[Start Data shown]

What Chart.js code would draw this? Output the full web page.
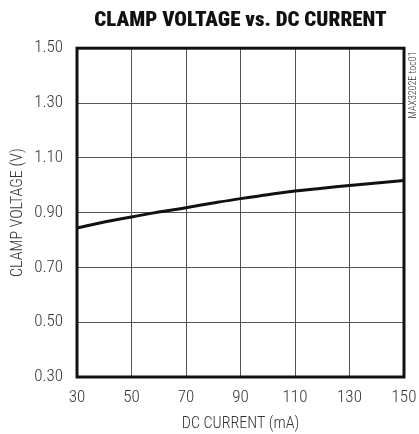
<!DOCTYPE html>
<html>
<head>
<meta charset="utf-8">
<script src="https://cdn.jsdelivr.net/npm/chart.js@4"></script>
<style>
html,body{margin:0;padding:0;background:#fff;}
</style>
</head>
<body>
<canvas id="chart" width="419" height="434"></canvas>
<script>
// ================= DATA =================
const currentMa = [30, 40, 50, 60, 70, 80, 90, 100, 110, 120, 130, 140, 150];
const clampVolts = [0.844, 0.866, 0.884, 0.902, 0.918, 0.935, 0.951, 0.965, 0.979, 0.989, 0.999, 1.008, 1.017];
const xTicks = [30, 50, 70, 90, 110, 130, 150];
const yTicks = [0.30, 0.50, 0.70, 0.90, 1.10, 1.30, 1.50];

const narrow = "'Roboto Condensed', 'DejaVu Sans Condensed', sans-serif";

// frame round the plot + part number text
const framePlugin = {
  id: "frame",
  afterDatasetsDraw(chart){
    const a = chart.chartArea, ctx = chart.ctx;
    ctx.save();
    ctx.strokeStyle = "#111";
    ctx.lineWidth = 3;
    ctx.strokeRect(a.left, a.top, a.right - a.left, a.bottom - a.top);
    ctx.translate(413, 85);
    ctx.rotate(-Math.PI / 2);
    ctx.fillStyle = "#333";
    ctx.font = "300 10px " + narrow;
    ctx.textAlign = "center";
    ctx.textBaseline = "middle";
    ctx.fillText("MAX3202E toc01", 0, 0);
    ctx.restore();
  }
};

new Chart(document.getElementById("chart"), {
  type: "line",
  data: {
    datasets: [{
      data: currentMa.map((x, i) => ({x: x, y: clampVolts[i]})),
      borderColor: "#111",
      borderWidth: 3,
      pointRadius: 0,
      tension: 0.4,
      fill: false
    }]
  },
  options: {
    responsive: false,
    animation: false,
    layout: {padding: {left: 0, right: 15, top: 0, bottom: 0}},
    plugins: {
      legend: {display: false},
      tooltip: {enabled: false},
      title: {
        display: true,
        fullSize: false,
        text: "CLAMP VOLTAGE vs. DC CURRENT",
        color: "#111",
        font: {family: narrow, size: 21, weight: "900", lineHeight: 1.2},
        padding: {top: 8, bottom: 15}
      }
    },
    scales: {
      x: {
        type: "linear",
        min: 30,
        max: 150,
        afterBuildTicks(scale){ scale.ticks = xTicks.map(v => ({value: v})); },
        afterFit(scale){ scale.height = 57; scale.paddingLeft = 0; scale.paddingRight = 0; },
        grid: {color: "#555", lineWidth: 1, drawTicks: false},
        border: {display: false},
        ticks: {color: "#333", padding: 11, maxRotation: 0, font: {family: narrow, size: 17, weight: "300"}},
        title: {display: true, text: "DC CURRENT (mA)", color: "#333", padding: {top: 0, bottom: 0}, font: {family: narrow, size: 16, weight: "300"}}
      },
      y: {
        min: 0.3,
        max: 1.5,
        afterBuildTicks(scale){ scale.ticks = yTicks.map(v => ({value: v})); },
        afterFit(scale){ scale.width = 77; scale.paddingTop = 0; scale.paddingBottom = 0; },
        grid: {color: "#555", lineWidth: 1, drawTicks: false},
        border: {display: false},
        ticks: {color: "#333", padding: 14, font: {family: narrow, size: 17, weight: "300"}, callback: v => v.toFixed(2)},
        title: {display: true, text: "CLAMP VOLTAGE (V)", color: "#333", padding: {top: 8, bottom: 0}, font: {family: narrow, size: 16, weight: "300"}}
      }
    }
  },
  plugins: [framePlugin]
});
</script>
</body>
</html>
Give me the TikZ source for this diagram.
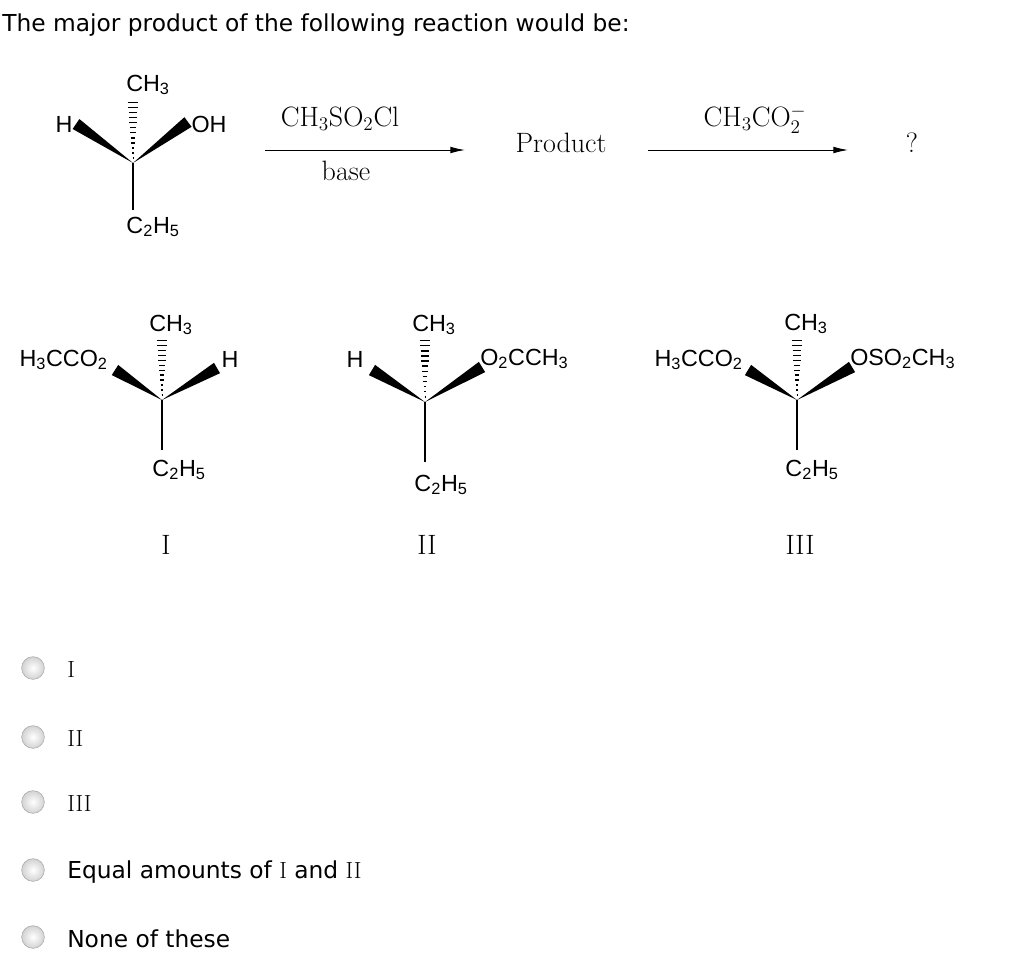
\documentclass[tikz,border=0pt]{standalone}
\usepackage{fontspec}
\usetikzlibrary{calc,arrows.meta}
\newfontfamily\ver{DejaVu Sans}
\newfontfamily\ari{Liberation Sans}
\newcommand{\sbs}[1]{\textsubscript{#1}}
\begin{document}
\begin{tikzpicture}[x=0.75pt,y=-0.75pt,
  lab/.style={font=\ari\fontsize{17.5}{20}\selectfont,inner sep=0pt},
  rea/.style={font=\fontsize{21}{24}\selectfont,inner sep=0pt},
  txt/.style={font=\ver\fontsize{17.5}{20}\selectfont,inner sep=0pt,anchor=west},
  radio/.style={circle,minimum size=17pt,inner sep=0pt,draw=gray!70,shade,inner color=white,outer color=gray!35},
  arr/.style={-{Latex[length=11pt,width=5pt]},line width=0.7pt}]
\useasboundingbox (0,0) rectangle (1024,956);
\newcommand{\mywedge}[2]{\fill #1 -- ($#2!4.5pt!90:#1$) -- ($#2!4.5pt!-90:#1$) -- cycle;}
\newcommand{\myhash}[2]{\foreach \t in {0.08,0.16,...,1.0}{\draw[line width=1.1pt] ($#1!\t!#2$) ++(-\t*5.5,0) -- ++(\t*11,0);}}
% structure 0
\coordinate (c0) at (133,163);
\myhash{(c0)}{(133,100)}
\mywedge{(c0)}{(76,124)}
\mywedge{(c0)}{(188,122)}
\draw[line width=1.1pt] (c0) -- (133,210);
\node[lab] (a1) at (148,85) {CH\sbs{3}};
\node[lab] (a2) at (64,124) {H};
\node[lab] (a3) at (209,124) {OH};
\node[lab] (a4) at (153,227) {C\sbs{2}H\sbs{5}};
% arrows
\coordinate (p1) at (265,150); \coordinate (p2) at (465,150);
\draw[arr] (p1) -- (p2);
\node[rea] (r1) at (340,119) {CH$_3$SO$_2$Cl};
\node[rea] (r2) at (346,171) {base};
\node[rea] (pr) at (561,143) {Product};
\coordinate (q1) at (648,150); \coordinate (q2) at (848,150);
\draw[arr] (q1) -- (q2);
\node[rea] (r3) at (755,119) {CH$_3$CO$_2^-$};
\node[rea] (qm) at (912,143) {?};
% I
\coordinate (c1) at (162,400);
\myhash{(c1)}{(162,338)}
\mywedge{(c1)}{(115,370)}
\mywedge{(c1)}{(217,368)}
\draw[line width=1.1pt] (c1) -- (162,450);
\node[lab] (b1) at (171,325) {CH\sbs{3}};
\node[lab,anchor=east] (b2) at (108,360) {H\sbs{3}CCO\sbs{2}};
\node[lab] (b3) at (230,359) {H};
\node[lab] (b4) at (179,470) {C\sbs{2}H\sbs{5}};
\node[rea] (n1) at (166,545) {I};
% II
\coordinate (c2) at (425,402);
\myhash{(c2)}{(425,338)}
\mywedge{(c2)}{(372,370)}
\mywedge{(c2)}{(482,367)}
\draw[line width=1.1pt] (c2) -- (425,462);
\node[lab] (d1) at (434,325) {CH\sbs{3}};
\node[lab] (d2) at (355,359) {H};
\node[lab,anchor=west] (d3) at (480,359) {O\sbs{2}CCH\sbs{3}};
\node[lab] (d4) at (441,485) {C\sbs{2}H\sbs{5}};
\node[rea] (n2) at (427,545) {II};
% III
\coordinate (c3) at (797,400);
\myhash{(c3)}{(797,338)}
\mywedge{(c3)}{(748,370)}
\mywedge{(c3)}{(852,367)}
\draw[line width=1.1pt] (c3) -- (797,450);
\node[lab] (e1) at (806,324) {CH\sbs{3}};
\node[lab,anchor=east] (e2) at (743,360) {H\sbs{3}CCO\sbs{2}};
\node[lab,anchor=west] (e3) at (850,359) {OSO\sbs{2}CH\sbs{3}};
\node[lab] (e4) at (812,470) {C\sbs{2}H\sbs{5}};
\node[rea] (n3) at (800,545) {III};
% text
\node[txt] (t0) at (2,25) {The major product of the following reaction would be:};
\foreach \y/\s [count=\i] in {668/{\rmfamily I},737/{\rmfamily II},802/{\rmfamily III},870/{Equal amounts of {\rmfamily I} and {\rmfamily II}},937/None of these}{
  \node[radio] (o\i) at (33,\y) {};
  \node[txt] (l\i) at (67,\y+2) {\s};
}
\end{tikzpicture}
\end{document}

[End Data shown]

== What the exercise asks ==
Leave out the pictures and repeat exactly the lines from the start of the material through the line that contains "Condensed', 'DejaVu Sans", both included.

== Solution for this exercise ==
What Chart.js code would draw this? Output the full web page.
<!DOCTYPE html>
<html>
<head>
<meta charset="utf-8">
<script src="https://cdn.jsdelivr.net/npm/chart.js@4"></script>
<style>
html,body{margin:0;padding:0;background:#fff;}
</style>
</head>
<body>
<canvas id="chart" width="419" height="434"></canvas>
<script>
// ================= DATA =================
const currentMa = [30, 40, 50, 60, 70, 80, 90, 100, 110, 120, 130, 140, 150];
const clampVolts = [0.844, 0.866, 0.884, 0.902, 0.918, 0.935, 0.951, 0.965, 0.979, 0.989, 0.999, 1.008, 1.017];
const xTicks = [30, 50, 70, 90, 110, 130, 150];
const yTicks = [0.30, 0.50, 0.70, 0.90, 1.10, 1.30, 1.50];

const narrow = "'Roboto Condensed', 'DejaVu Sans Condensed', sans-serif";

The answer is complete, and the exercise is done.